Conclusion: More Than a Battle

The Battle of Lepanto was a singular event that perfectly captured the spirit of its age. It was a military victory, a religious miracle, and a political asset all at once. In the context of the Counter-Reformation, it was a gift from heaven. It provided a tangible, incontrovertible demonstration that the Church's renewal was blessed by God. It allowed Catholic Europe to see itself not as a fractured group of squabbling states, but as a unified body capable of great deeds. The victory resonated through every level of Catholic society, from the papal court in Rome to the parish churches of rural Spain and Italy.

While the immediate geopolitical gains were limited and the coalition dissolved, the symbolic power of Lepanto endured for generations. It reinforced the core messages of the Counter-Reformation: the power of prayer, especially the Rosary; the importance of unity under the Pope; and the call to be a soldier for Christ. On October 7, 1571, at the mouth of the Gulf of Patras, the Catholic Church not only fought a war against an external enemy but also forged an identity that would sustain it through the internal turmoil of the Reformation and the battles of the centuries to come. The roar of the cannons at Lepanto echoed the prayers of the faithful, and for a brief moment, they were indistinguishable.

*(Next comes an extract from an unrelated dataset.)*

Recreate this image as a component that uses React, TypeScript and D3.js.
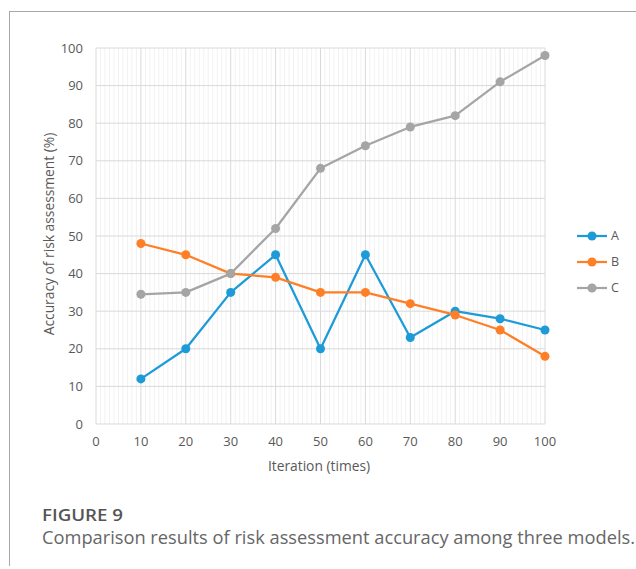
import React from "react";
import * as d3 from "d3";

const iterations = [10, 20, 30, 40, 50, 60, 70, 80, 90, 100];
const seriesA = [12, 20, 35, 45, 20, 45, 23, 30, 28, 25];
const seriesB = [48, 45, 40, 39, 35, 35, 32, 29, 25, 18];
const seriesC = [34.5, 35, 40, 52, 68, 74, 79, 82, 91, 98];
const seriesNames = ["A", "B", "C"];
const seriesColors = ["#1d9ad8", "#ff7f27", "#a5a5a5"];
const xTicks = [0, 10, 20, 30, 40, 50, 60, 70, 80, 90, 100];
const yTicks = [0, 10, 20, 30, 40, 50, 60, 70, 80, 90, 100];

export default function App() {
  const W = 636, H = 569;
  const x = d3.scaleLinear().domain([0, 100]).range([96, 545]);
  const y = d3.scaleLinear().domain([0, 100]).range([424, 48]);
  const font = "'Open Sans', sans-serif";
  const all = [seriesA, seriesB, seriesC];
  const line = d3.line<number>().x((_, i) => x(iterations[i])).y((d) => y(d));
  const minor = d3.range(0, 101, 1).filter((v) => v % 10 !== 0);
  return (
    <svg width={W} height={H} style={{ position: "absolute", left: 0, top: 0 }}>
      <rect width={W} height={H} fill="#fff" />
      <line x1={10} x2={636} y1={11.5} y2={11.5} stroke="#a8a8a8" />
      <line x1={9.5} x2={9.5} y1={11} y2={566} stroke="#a8a8a8" />
      {minor.map((v) => (
        <line key={"m" + v} x1={x(v)} x2={x(v)} y1={y(100)} y2={y(0)} stroke="#f2f2f2" />
      ))}
      {xTicks.map((v) => (
        <line key={"vx" + v} x1={x(v)} x2={x(v)} y1={y(100)} y2={y(0)} stroke="#d9d9d9" />
      ))}
      {yTicks.map((v) => (
        <line key={"hy" + v} x1={x(0)} x2={x(100)} y1={y(v)} y2={y(v)} stroke="#d9d9d9" />
      ))}
      {yTicks.map((v) => (
        <text key={"ty" + v} x={83} y={y(v)} dy="0.35em" textAnchor="end" fontFamily={font} fontSize={13} fill="#595959">{v}</text>
      ))}
      {xTicks.map((v) => (
        <text key={"tx" + v} x={x(v)} y={441} dy="0.35em" textAnchor="middle" fontFamily={font} fontSize={13} fill="#595959">{v}</text>
      ))}
      <text x={319} y={466} dy="0.35em" textAnchor="middle" fontFamily={font} fontSize={13.8} fill="#595959">Iteration (times)</text>
      <text transform="translate(49,234) rotate(-90)" dy="0.35em" textAnchor="middle" fontFamily={font} fontSize={13.8} fill="#595959">Accuracy of risk assessment (%)</text>
      {all.map((s, k) => (
        <g key={"s" + k}>
          <path d={line(s) || ""} fill="none" stroke={seriesColors[k]} strokeWidth={2.25} strokeLinejoin="round" />
          {s.map((v, i) => (
            <circle key={i} cx={x(iterations[i])} cy={y(v)} r={4.5} fill={seriesColors[k]} />
          ))}
        </g>
      ))}
      {seriesNames.map((n, k) => {
        const ly = 236 + k * 26;
        return (
          <g key={"l" + n}>
            <line x1={577} x2={607} y1={ly} y2={ly} stroke={seriesColors[k]} strokeWidth={2.25} />
            <circle cx={592} cy={ly} r={4.5} fill={seriesColors[k]} />
            <text x={611} y={ly} dy="0.35em" fontFamily={font} fontSize={12.5} fill="#595959">{n}</text>
          </g>
        );
      })}
      <text x={42} y={521} fontFamily={font} fontSize={17} fontWeight={600} fill="#555" textLength={81} lengthAdjust="spacingAndGlyphs">FIGURE 9</text>
      <text x={42} y={544} fontFamily={font} fontSize={17.5} fill="#666" textLength={593} lengthAdjust="spacingAndGlyphs">Comparison results of risk assessment accuracy among three models.</text>
    </svg>
  );
}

The battle stands as a reminder that in the early modern world, military conflict and religious identity were inseparable, and that the fate of empires could turn on a single day of brutal fighting in an expanse of blue water off the coast of Greece. Five centuries later, the lessons of Lepanto continue to resonate: that coalitions built on shared values can achieve what individual powers cannot; that psychological victories can be as important as material ones; and that the memory of a battle can shape the identity of a civilization long after the guns have fallen silent. The fleets that clashed in the Gulf of Patras have long since returned to the dust, but the echo of that October day still sounds in the liturgy, the literature, and the historical imagination of the West.